The result? If you can imagine it, there’s a factory in China ready to take it on—and they often have in-house engineers to refine the idea for production.

India: A Different Manufacturing Landscape

India is emerging as a key alternative, but its strengths and challenges differ greatly:

  • Prototyping takes longer: Factories are less accustomed to rapid design-iteration cycles.
  • Design support is limited: Many facilities focus on execution, not engineering refinement. Brands must supply highly detailed specs.
  • Infrastructure gaps: Logistics, sourcing networks, and supply chain visibility are improving but remain uneven compared to China.
  • Cultural dynamics: Relationships and trust weigh heavily.
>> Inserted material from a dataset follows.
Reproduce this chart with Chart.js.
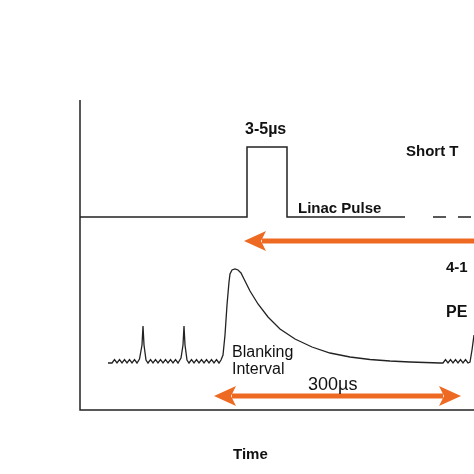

Success often depends on long-term partnerships and clear communication.

What Works Well in India

  • Labor-intensive crafts: Handwork, textiles, jewelry, and artisan-driven goods thrive in India.
  • Diversification: For brands seeking to reduce China exposure, India adds resilience to the supply chain.
  • Government incentives: Initiatives like “Make in India” are opening doors for foreign brands willing to invest in local partnerships.

Challenges to Anticipate

  1. Longer timelines: Build extra months into product development cycles.
  2. Detailed specs required: Without in-house design expertise, factories expect you to bring finalized CAD drawings or prototypes.
  3. Quality variation: Consistency may require more oversight, frequent sampling, and third-party inspections.
  4. Communication gaps: Time zones, language nuance, and cultural expectations can complicate collaboration if not managed carefully.

How Small Businesses Can Navigate the Shift

  • Over-invest in design up front: Nail your specs before approaching a factory.
  • Work with sourcing agents: A local partner who knows the culture and the industry saves time and avoids misunderstandings.
  • Expect more hand-holding: Unlike in China, where factories often anticipate needs, in India you may need to guide every step.
  • Build relationships, not transactions: Strong partnerships unlock better communication, reliability, and problem-solving.

The Bottom Line

China remains unmatched for speed, scale, and turnkey manufacturing. India, however, offers opportunity—if you understand the cultural and operational differences. For small businesses, the shift means rethinking timelines, investing more in design and oversight, and recognizing that success comes from collaboration, not just transactions.

Why This Matters for The Puffy Puppy

We’re committed to building durable, well-crafted products—even when it means navigating tougher production paths. Every ashtray, grinder, and roller reflects our belief that quality and independence matter more than shortcuts.